Question

Determine whether the lines $$L_{1}$$ and $$L_{2}$$ passing through the indicated pairs of points are parallel, perpendicular, or neither.$$L_{1}:(-2,-1),(1,5) ; L_{2}:(1,3),(5,-5)$$

Answer

**step1** Understanding the Problem

We are given two lines, $$L_1$$ and $$L_2$$. For each line, we are given two points through which it passes. Our goal is to determine if these two lines are parallel, perpendicular, or neither. To do this, we need to compare their slopes.

**step2** Recalling the Concept of Slope

The slope of a line tells us how steep it is. We can calculate the slope of a line using any two points on that line, say $$(x_1, y_1)$$ and $$(x_2, y_2)$$. The formula for the slope, often denoted by 'm', is the change in the y-coordinates divided by the change in the x-coordinates: $$m = \frac{y_2 - y_1}{x_2 - x_1}$$.
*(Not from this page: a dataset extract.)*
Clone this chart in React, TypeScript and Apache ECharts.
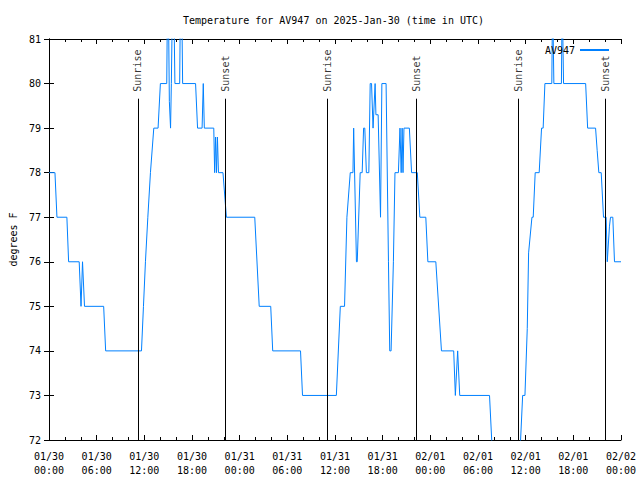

**step3** Calculating the Slope of Line $$L_1$$

Line $$L_1$$ passes through the points $$(-2, -1)$$ and $$(1, 5)$$.
Let's assign $$(x_1, y_1) = (-2, -1)$$ and $$(x_2, y_2) = (1, 5)$$.
Now, we calculate the slope of $$L_1$$, let's call it $$m_1$$:
$$m_1 = \frac{5 - (-1)}{1 - (-2)}$$
$$m_1 = \frac{5 + 1}{1 + 2}$$
$$m_1 = \frac{6}{3}$$
$$m_1 = 2$$
So, the slope of line $$L_1$$ is 2.

**step4** Calculating the Slope of Line $$L_2$$

Line $$L_2$$ passes through the points $$(1, 3)$$ and $$(5, -5)$$.
Let's assign $$(x_1, y_1) = (1, 3)$$ and $$(x_2, y_2) = (5, -5)$$.
Now, we calculate the slope of $$L_2$$, let's call it $$m_2$$:
$$m_2 = \frac{-5 - 3}{5 - 1}$$
$$m_2 = \frac{-8}{4}$$
$$m_2 = -2$$
So, the slope of line $$L_2$$ is -2.

**step5** Comparing the Slopes to Determine the Relationship between the Lines

We have calculated the slopes: $$m_1 = 2$$ and $$m_2 = -2$$.
Now we check the conditions for parallel, perpendicular, or neither:
1. **Parallel Lines**: Two lines are parallel if their slopes are equal ($$m_1 = m_2$$).
In our case, $$2 \neq -2$$. So, the lines are not parallel.
2. **Perpendicular Lines**: Two lines are perpendicular if the product of their slopes is -1 ($$m_1 \times m_2 = -1$$).
Let's multiply the slopes: $$2 \times (-2) = -4$$.
Since $$-4 \neq -1$$, the lines are not perpendicular.
Since the lines are neither parallel nor perpendicular, the relationship between them is "neither".